WRITTEN EXERCISE. Copy each line exactly. Drop every picture.

RECORD EXCERPTS.
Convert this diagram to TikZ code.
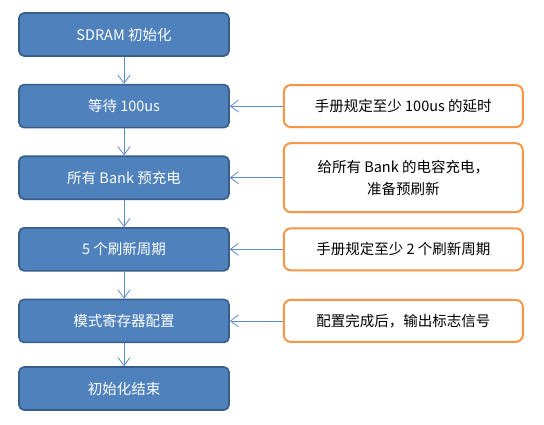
\documentclass[tikz,border=0pt]{standalone}
\usepackage{fontspec}
\setmainfont{Noto Sans CJK SC}
\usetikzlibrary{positioning, arrows.meta}
\definecolor{stepblue}{HTML}{4F81BD}
\definecolor{stepedge}{HTML}{385D8A}
\definecolor{noteorange}{HTML}{F79646}
\definecolor{linkblue}{HTML}{5B8BCB}

\begin{document}
\begin{tikzpicture}[node distance=27pt and 53pt,
        stepbox/.style={draw=stepedge, line width=1.6pt, fill=stepblue, text=white, rounded corners=5pt,
            minimum width=210pt, minimum height=43pt, font=\fontsize{14.5}{17}\selectfont},
        notebox/.style={draw=noteorange, line width=2pt, fill=white, rounded corners=7pt, align=center,
            minimum width=239pt, minimum height=42pt, font=\fontsize{14.5}{22}\selectfont},
        link/.style={draw=linkblue, line width=0.8pt, -{Straight Barb[length=8pt, width=12pt]}}]
        \useasboundingbox (0,0) rectangle (544pt,-424pt);

        \node[stepbox] at (124pt,-34.5pt)   (init)    {SDRAM 初始化};
        \node[stepbox, below=of init]       (wait)    {等待 100us};
        \node[stepbox, below=of wait]       (bank)    {所有 Bank 预充电};
        \node[stepbox, below=of bank]       (refresh) {5 个刷新周期};
        \node[stepbox, below=of refresh]    (mode)    {模式寄存器配置};
        \node[stepbox, below=23pt of mode]  (done)    {初始化结束};

        \node[notebox, right=of wait]                      (note 1) {手册规定至少 100us 的延时};
        \node[notebox, right=of bank, minimum height=69pt] (note 2) {给所有 Bank 的电容充电，\\准备预刷新};
        \node[notebox, right=of refresh]                   (note 3) {手册规定至少 2 个刷新周期};
        \node[notebox, right=of mode]                      (note 4) {配置完成后，输出标志信号};

        \draw[link] (init)    -- (wait);
        \draw[link] (wait)    -- (bank);
        \draw[link] (bank)    -- (refresh);
        \draw[link] (refresh) -- (mode);
        \draw[link] (mode)    -- (done);
        \draw[link] (note 1)  -- (wait);
        \draw[link] (note 2)  -- (bank);
        \draw[link] (note 3)  -- (refresh);
        \draw[link] (note 4)  -- (mode);
    \end{tikzpicture}
\end{document}
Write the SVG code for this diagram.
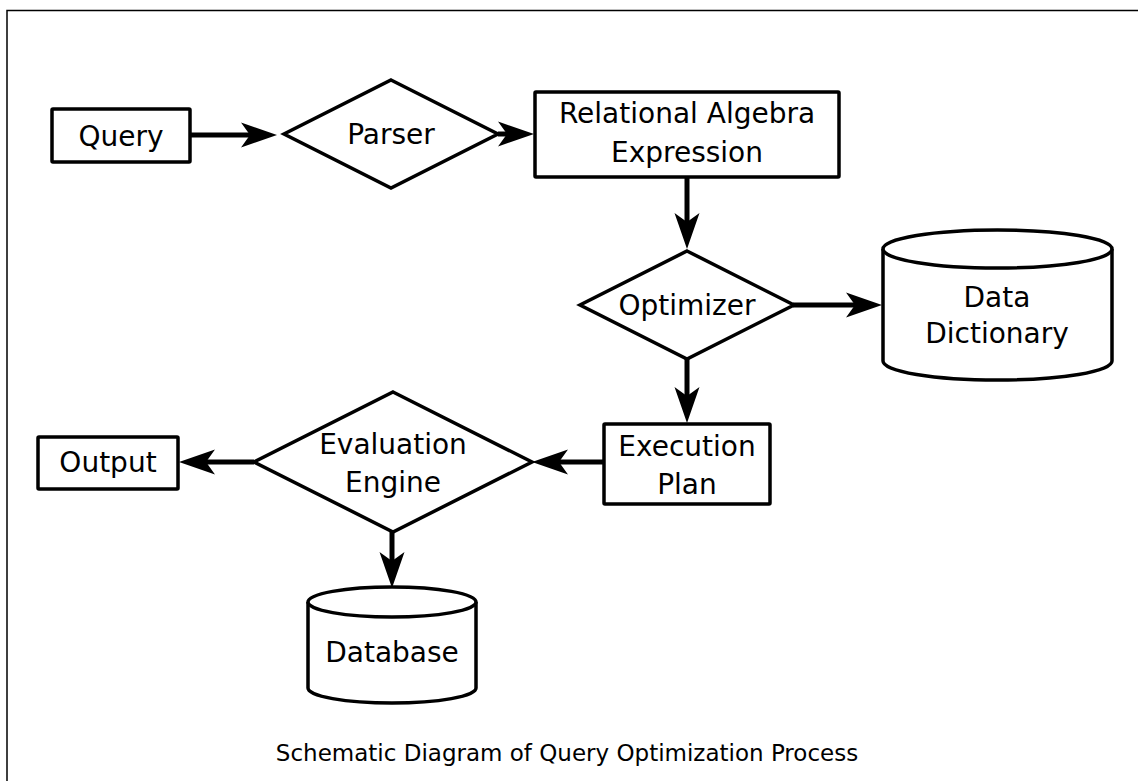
<svg xmlns="http://www.w3.org/2000/svg" width="1138" height="781" viewBox="0 0 1138 781">
  <style>
    .box { fill: #ffffff; stroke: #000000; stroke-width: 3.5; stroke-linejoin: round; }
    .dia { fill: #ffffff; stroke: #000000; stroke-width: 3.5; stroke-linejoin: miter; }
    .cyl { fill: #ffffff; stroke: #000000; stroke-width: 3.5; }
    .lbl { font-family: "DejaVu Sans", "Liberation Sans", sans-serif; font-size: 28px; fill: #000000; text-anchor: middle; }
    .cap { font-family: "DejaVu Sans", "Liberation Sans", sans-serif; font-size: 23px; fill: #000000; text-anchor: middle; }
    .edge { fill: none; stroke: #000000; stroke-width: 5; marker-end: url(#head); }
  </style>
  <defs>
    <!-- notched arrowhead; the line ends at the notch -->
    <marker id="head" markerUnits="userSpaceOnUse" markerWidth="40" markerHeight="30" refX="9" refY="13" orient="auto">
      <path d="M0,0.5 L36,13 L0,25.5 L9,13 Z" fill="#000000"/>
    </marker>
  </defs>

  <!-- frame -->
  <path d="M7,781 V10.5 H1138" fill="none" stroke="#000000" stroke-width="1.5"/>

  <g id="connectors">
    <line class="edge" x1="190" y1="135" x2="250" y2="135"/>
    <line class="edge" x1="498" y1="134" x2="507" y2="134"/>
    <line class="edge" x1="687" y1="177" x2="687" y2="222"/>
    <line class="edge" x1="793" y1="305" x2="855" y2="305"/>
    <line class="edge" x1="687" y1="359" x2="687" y2="396"/>
    <line class="edge" x1="604" y1="462" x2="559" y2="462"/>
    <line class="edge" x1="254" y1="462" x2="206" y2="462"/>
    <line class="edge" x1="392" y1="532" x2="392" y2="561"/>
  </g>

  <g id="query">
    <rect class="box" x="52" y="109" width="138" height="53" rx="1"/>
    <text class="lbl" x="121" y="146">Query</text>
  </g>

  <g id="parser">
    <polygon class="dia" points="391,80 498,134 391,188 284,134"/>
    <text class="lbl" x="391" y="144">Parser</text>
  </g>

  <g id="relational-algebra">
    <rect class="box" x="535" y="92" width="304" height="85" rx="1"/>
    <text class="lbl" x="687" y="123">Relational Algebra</text>
    <text class="lbl" x="687" y="162">Expression</text>
  </g>

  <g id="optimizer">
    <polygon class="dia" points="687,251 794,305 687,359 580,305"/>
    <text class="lbl" x="687" y="315">Optimizer</text>
  </g>

  <g id="data-dictionary">
    <path class="cyl" d="M883,249 V361 A114.5,19 0 0 0 1112,361 V249"/>
    <ellipse class="cyl" cx="997.5" cy="249" rx="114.5" ry="19"/>
    <text class="lbl" x="997" y="307">Data</text>
    <text class="lbl" x="997" y="343">Dictionary</text>
  </g>

  <g id="execution-plan">
    <rect class="box" x="604" y="424" width="166" height="80" rx="1"/>
    <text class="lbl" x="687" y="456">Execution</text>
    <text class="lbl" x="687" y="494">Plan</text>
  </g>

  <g id="evaluation-engine">
    <polygon class="dia" points="393,392 532,462 393,532 254,462"/>
    <text class="lbl" x="393" y="454">Evaluation</text>
    <text class="lbl" x="393" y="492">Engine</text>
  </g>

  <g id="output">
    <rect class="box" x="38" y="437" width="140" height="52" rx="1"/>
    <text class="lbl" x="108" y="472">Output</text>
  </g>

  <g id="database">
    <path class="cyl" d="M308,602 V688 A84,15 0 0 0 476,688 V602"/>
    <ellipse class="cyl" cx="392" cy="602" rx="84" ry="15"/>
    <text class="lbl" x="392" y="662">Database</text>
  </g>

  <text class="cap" x="567" y="761">Schematic Diagram of Query Optimization Process</text>
</svg>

EXERCISE OUTPUT.
Convert this diagram to TikZ code.
\documentclass[tikz,border=0pt]{standalone}
\usepackage{fontspec}
\setmainfont{Noto Sans CJK SC}
\usetikzlibrary{positioning, arrows.meta}
\definecolor{stepblue}{HTML}{4F81BD}
\definecolor{stepedge}{HTML}{385D8A}
\definecolor{noteorange}{HTML}{F79646}
\definecolor{linkblue}{HTML}{5B8BCB}

\begin{document}
\begin{tikzpicture}[node distance=27pt and 53pt,
        stepbox/.style={draw=stepedge, line width=1.6pt, fill=stepblue, text=white, rounded corners=5pt,
            minimum width=210pt, minimum height=43pt, font=\fontsize{14.5}{17}\selectfont},
        notebox/.style={draw=noteorange, line width=2pt, fill=white, rounded corners=7pt, align=center,
            minimum width=239pt, minimum height=42pt, font=\fontsize{14.5}{22}\selectfont},
        link/.style={draw=linkblue, line width=0.8pt, -{Straight Barb[length=8pt, width=12pt]}}]
        \useasboundingbox (0,0) rectangle (544pt,-424pt);

        \node[stepbox] at (124pt,-34.5pt)   (init)    {SDRAM 初始化};
        \node[stepbox, below=of init]       (wait)    {等待 100us};
        \node[stepbox, below=of wait]       (bank)    {所有 Bank 预充电};
        \node[stepbox, below=of bank]       (refresh) {5 个刷新周期};
        \node[stepbox, below=of refresh]    (mode)    {模式寄存器配置};
        \node[stepbox, below=23pt of mode]  (done)    {初始化结束};

        \node[notebox, right=of wait]                      (note 1) {手册规定至少 100us 的延时};
        \node[notebox, right=of bank, minimum height=69pt] (note 2) {给所有 Bank 的电容充电，\\准备预刷新};
        \node[notebox, right=of refresh]                   (note 3) {手册规定至少 2 个刷新周期};
        \node[notebox, right=of mode]                      (note 4) {配置完成后，输出标志信号};

        \draw[link] (init)    -- (wait);
        \draw[link] (wait)    -- (bank);
        \draw[link] (bank)    -- (refresh);
        \draw[link] (refresh) -- (mode);
        \draw[link] (mode)    -- (done);
        \draw[link] (note 1)  -- (wait);
        \draw[link] (note 2)  -- (bank);
        \draw[link] (note 3)  -- (refresh);
        \draw[link] (note 4)  -- (mode);
    \end{tikzpicture}
\end{document}
Write the SVG code for this diagram.
<svg xmlns="http://www.w3.org/2000/svg" width="1138" height="781" viewBox="0 0 1138 781">
  <style>
    .box { fill: #ffffff; stroke: #000000; stroke-width: 3.5; stroke-linejoin: round; }
    .dia { fill: #ffffff; stroke: #000000; stroke-width: 3.5; stroke-linejoin: miter; }
    .cyl { fill: #ffffff; stroke: #000000; stroke-width: 3.5; }
    .lbl { font-family: "DejaVu Sans", "Liberation Sans", sans-serif; font-size: 28px; fill: #000000; text-anchor: middle; }
    .cap { font-family: "DejaVu Sans", "Liberation Sans", sans-serif; font-size: 23px; fill: #000000; text-anchor: middle; }
    .edge { fill: none; stroke: #000000; stroke-width: 5; marker-end: url(#head); }
  </style>
  <defs>
    <!-- notched arrowhead; the line ends at the notch -->
    <marker id="head" markerUnits="userSpaceOnUse" markerWidth="40" markerHeight="30" refX="9" refY="13" orient="auto">
      <path d="M0,0.5 L36,13 L0,25.5 L9,13 Z" fill="#000000"/>
    </marker>
  </defs>

  <!-- frame -->
  <path d="M7,781 V10.5 H1138" fill="none" stroke="#000000" stroke-width="1.5"/>

  <g id="connectors">
    <line class="edge" x1="190" y1="135" x2="250" y2="135"/>
    <line class="edge" x1="498" y1="134" x2="507" y2="134"/>
    <line class="edge" x1="687" y1="177" x2="687" y2="222"/>
    <line class="edge" x1="793" y1="305" x2="855" y2="305"/>
    <line class="edge" x1="687" y1="359" x2="687" y2="396"/>
    <line class="edge" x1="604" y1="462" x2="559" y2="462"/>
    <line class="edge" x1="254" y1="462" x2="206" y2="462"/>
    <line class="edge" x1="392" y1="532" x2="392" y2="561"/>
  </g>

  <g id="query">
    <rect class="box" x="52" y="109" width="138" height="53" rx="1"/>
    <text class="lbl" x="121" y="146">Query</text>
  </g>

  <g id="parser">
    <polygon class="dia" points="391,80 498,134 391,188 284,134"/>
    <text class="lbl" x="391" y="144">Parser</text>
  </g>

  <g id="relational-algebra">
    <rect class="box" x="535" y="92" width="304" height="85" rx="1"/>
    <text class="lbl" x="687" y="123">Relational Algebra</text>
    <text class="lbl" x="687" y="162">Expression</text>
  </g>

  <g id="optimizer">
    <polygon class="dia" points="687,251 794,305 687,359 580,305"/>
    <text class="lbl" x="687" y="315">Optimizer</text>
  </g>

  <g id="data-dictionary">
    <path class="cyl" d="M883,249 V361 A114.5,19 0 0 0 1112,361 V249"/>
    <ellipse class="cyl" cx="997.5" cy="249" rx="114.5" ry="19"/>
    <text class="lbl" x="997" y="307">Data</text>
    <text class="lbl" x="997" y="343">Dictionary</text>
  </g>

  <g id="execution-plan">
    <rect class="box" x="604" y="424" width="166" height="80" rx="1"/>
    <text class="lbl" x="687" y="456">Execution</text>
    <text class="lbl" x="687" y="494">Plan</text>
  </g>

  <g id="evaluation-engine">
    <polygon class="dia" points="393,392 532,462 393,532 254,462"/>
    <text class="lbl" x="393" y="454">Evaluation</text>
    <text class="lbl" x="393" y="492">Engine</text>
  </g>

  <g id="output">
    <rect class="box" x="38" y="437" width="140" height="52" rx="1"/>
    <text class="lbl" x="108" y="472">Output</text>
  </g>

  <g id="database">
    <path class="cyl" d="M308,602 V688 A84,15 0 0 0 476,688 V602"/>
    <ellipse class="cyl" cx="392" cy="602" rx="84" ry="15"/>
    <text class="lbl" x="392" y="662">Database</text>
  </g>

  <text class="cap" x="567" y="761">Schematic Diagram of Query Optimization Process</text>
</svg>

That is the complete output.